- MeSH: D012591

= Scleral buckle =

Procedure to repair retinal detachment

A scleral buckle is one of several ophthalmologic procedures that can be used to repair a retinal detachment. Retinal detachments are usually caused by retinal tears, and a scleral buckle can be used to close the retinal break, both for acute and chronic retinal detachments.

Scleral buckles come in many shapes and sizes. A silicone sponge (with air filled cells) is a cylindrical element that comes in various sizes. An encircling band is a thin silicone band sewn around the circumference of the sclera of the eye. A solid silicone grooved tyre element is also used. Buckles are often placed under a band to create a dimple on the eye wall.

The scleral buckle is secured around the eyeball under the conjunctiva. This moves the wall of the eye closer to the detached retina. This alteration in the relationships of the tissues seems to allow the fluid which has formed under the retina to be pumped out, and the retina to re-attach. The physics or physiology of this process are not fully understood.

Retinal detachment surgery usually also involves the use of cryotherapy or laser photocoagulation. The laser or cryotherapy forms a permanent adhesion around the retinal break and prevents further accumulation of fluid and re-detachment. The usage of scleral buckle is a source of debate only for complex retinal detachment surgery amongst surgeons, and research has been conducted to compare safety and effectiveness outcomes of scleral buckling, pars plana vitrectomy with scleral buckle versus pars plana victrectomy without scleral buckle.

Scleral buckles are done using local or general anesthesia and are often done as outpatient procedures. In the majority of treatments the buckle is left in place permanently, although in some instances the buckles can be removed after the retina heals. The buckle may also be removed in the event of infection.

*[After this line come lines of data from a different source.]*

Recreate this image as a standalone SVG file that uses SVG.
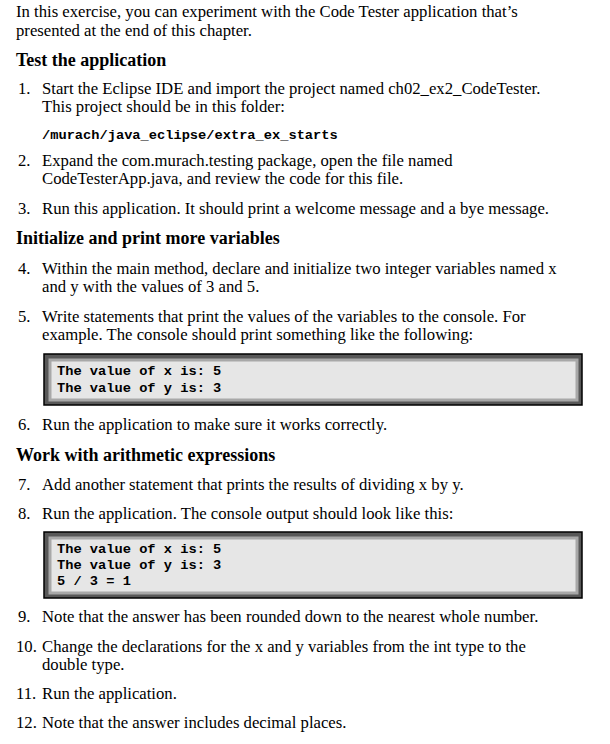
<svg xmlns="http://www.w3.org/2000/svg" width="610" height="744" viewBox="0 0 610 744">
<style>
.t{font-family:"Liberation Serif",serif;font-size:16.7px;fill:#000}
.h{font-family:"Liberation Serif",serif;font-size:18px;font-weight:bold;fill:#000}
.m{font-family:"Liberation Mono",monospace;font-size:13.7px;font-weight:bold;fill:#000}
.o{fill:#585858;stroke:#000;stroke-width:1.5}
.i{fill:#e6e6e6;stroke:#a8a8a8;stroke-width:3}
</style>
<rect width="610" height="744" fill="#fff"/>
<text class="t" x="16" y="17">In this exercise, you can experiment with the Code Tester application that’s</text>
<text class="t" x="16" y="36">presented at the end of this chapter.</text>
<text class="h" x="16" y="66">Test the application</text>
<text class="t" x="18" y="94">1.</text><text class="t" x="42" y="94">Start the Eclipse IDE and import the project named ch02_ex2_CodeTester.</text>
<text class="t" x="42" y="112">This project should be in this folder:</text>
<text class="m" x="42" y="139">/murach/java_eclipse/extra_ex_starts</text>
<text class="t" x="18" y="166">2.</text><text class="t" x="42" y="166">Expand the com.murach.testing package, open the file named</text>
<text class="t" x="42" y="184">CodeTesterApp.java, and review the code for this file.</text>
<text class="t" x="18" y="214">3.</text><text class="t" x="42" y="214">Run this application. It should print a welcome message and a bye message.</text>
<text class="h" x="16" y="244">Initialize and print more variables</text>
<text class="t" x="18" y="274">4.</text><text class="t" x="42" y="274">Within the main method, declare and initialize two integer variables named x</text>
<text class="t" x="42" y="292">and y with the values of 3 and 5.</text>
<text class="t" x="18" y="322">5.</text><text class="t" x="42" y="322">Write statements that print the values of the variables to the console. For</text>
<text class="t" x="42" y="340">example. The console should print something like the following:</text>
<g id="console1">
<rect class="o" x="44" y="354" width="538" height="51"/>
<rect class="i" x="50" y="360" width="527" height="40"/>
<text class="m" x="57" y="375">The value of x is: 5</text>
<text class="m" x="57" y="392">The value of y is: 3</text>
</g>
<text class="t" x="18" y="430">6.</text><text class="t" x="42" y="430">Run the application to make sure it works correctly.</text>
<text class="h" x="16" y="461">Work with arithmetic expressions</text>
<text class="t" x="18" y="490">7.</text><text class="t" x="42" y="490">Add another statement that prints the results of dividing x by y.</text>
<text class="t" x="18" y="519">8.</text><text class="t" x="42" y="519">Run the application. The console output should look like this:</text>
<g id="console2">
<rect class="o" x="44" y="532" width="538" height="66"/>
<rect class="i" x="50" y="538" width="527" height="55"/>
<text class="m" x="57" y="553">The value of x is: 5</text>
<text class="m" x="57" y="569">The value of y is: 3</text>
<text class="m" x="57" y="585">5 / 3 = 1</text>
</g>
<text class="t" x="18" y="622">9.</text><text class="t" x="42" y="622">Note that the answer has been rounded down to the nearest whole number.</text>
<text class="t" x="16" y="652">10.</text><text class="t" x="42" y="652">Change the declarations for the x and y variables from the int type to the</text>
<text class="t" x="42" y="670">double type.</text>
<text class="t" x="16" y="699">11.</text><text class="t" x="42" y="699">Run the application.</text>
<text class="t" x="16" y="728">12.</text><text class="t" x="42" y="728">Note that the answer includes decimal places.</text>
</svg>
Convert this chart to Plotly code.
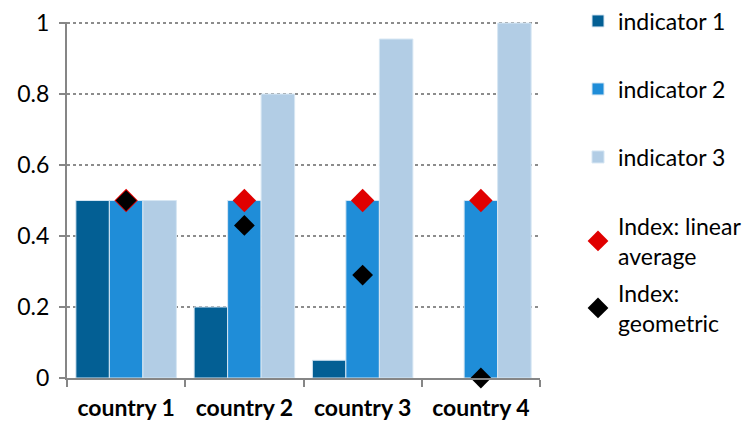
import plotly.graph_objects as go

categories = ["country 1", "country 2", "country 3", "country 4"]
indicator1 = [0.5, 0.2, 0.05, 0.0]
indicator2 = [0.5, 0.5, 0.5, 0.5]
indicator3 = [0.5, 0.8, 0.955, 1.0]
index_linear = [0.5, 0.5, 0.5, 0.5]
index_geometric = [0.5, 0.43, 0.29, 0.0]
y_ticks = [0, 0.2, 0.4, 0.6, 0.8, 1]
y_ticktext = ["0", "0.2", "0.4", "0.6", "0.8", "1"]

FONT = "Lato"
LINE_COLOR = "#d6e6f3"

def bar_line(values):
    # no outline on zero-height bars
    return dict(color=LINE_COLOR, width=[1 if v > 0 else 0 for v in values])

fig = go.Figure()
fig.add_trace(go.Bar(x=categories, y=indicator1, name="indicator 1",
                     marker=dict(color="#035f94", line=bar_line(indicator1)),
                     legend="legend"))
fig.add_trace(go.Bar(x=categories, y=indicator2, name="indicator 2",
                     marker=dict(color="#1f8dd8", line=bar_line(indicator2)),
                     legend="legend2"))
fig.add_trace(go.Bar(x=categories, y=indicator3, name="indicator 3",
                     marker=dict(color="#b2cde5", line=bar_line(indicator3)),
                     legend="legend3"))
fig.add_trace(go.Scatter(x=categories, y=index_linear, mode="markers",
                         name="Index: linear<br>average", cliponaxis=False,
                         marker=dict(symbol="diamond", size=18, color="#e00000"),
                         legend="legend4"))
fig.add_trace(go.Scatter(x=categories, y=index_geometric, mode="markers",
                         name="Index:<br>geometric", cliponaxis=False,
                         marker=dict(symbol="diamond", size=16, color="#000000"),
                         legend="legend5"))

# page body has an 8px margin; figure sized to fit the 751x427 window
OFF = 8
W, H = 743, 419
def leg(ypx):
    return dict(xref="container", yref="container",
                x=(578 - OFF) / W, y=1 - (ypx - OFF) / H,
                xanchor="left", yanchor="middle", bgcolor="rgba(0,0,0,0)",
                font=dict(family=FONT, size=23, color="#000000"),
                itemclick=False, borderwidth=0, visible=True)

fig.update_layout(
    width=W, height=H,
    margin=dict(l=59, r=211, t=14, b=49, autoexpand=False),
    paper_bgcolor="white", plot_bgcolor="white",
    barmode="group", bargap=0.15, bargroupgap=0,
    showlegend=True,
    font=dict(family=FONT, color="#000000"),
    legend=leg(21), legend2=leg(89), legend3=leg(157),
    legend4=leg(241), legend5=leg(308),
    xaxis=dict(
        type="category", showgrid=False, showline=True, linecolor="#868686",
        linewidth=2, ticks="outside", tickson="boundaries", ticklen=7,
        tickcolor="#868686", tickwidth=2, ticklabelstandoff=8,
        ticklabeloverflow="allow",
        tickfont=dict(family=FONT, size=23, color="#000000", weight="bold"),
    ),
    yaxis=dict(
        range=[0, 1.003], tickvals=y_ticks, ticktext=y_ticktext,
        showgrid=True, gridcolor="#8c8c8c", griddash="dot", gridwidth=1.5,
        showline=True, linecolor="#868686", linewidth=2, zeroline=False,
        ticks="outside", ticklen=6, tickcolor="#868686", tickwidth=2,
        ticklabelstandoff=5, ticklabeloverflow="allow",
        tickfont=dict(family=FONT, size=23, color="#000000"),
    ),
)

fig.write_html("out.html")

A link between scleral buckles and Adie syndrome may exist.Results from three randomized controlled trials of 274 patients comparing retinal detachment outcomes from pneumatic retinopexy versus scleral buckle found some evidence suggesting that scleral buckle was less likely to result in a recurrence of retinal detachment than pneumatic retinopexy but that overall evidence is of low quality and insufficient.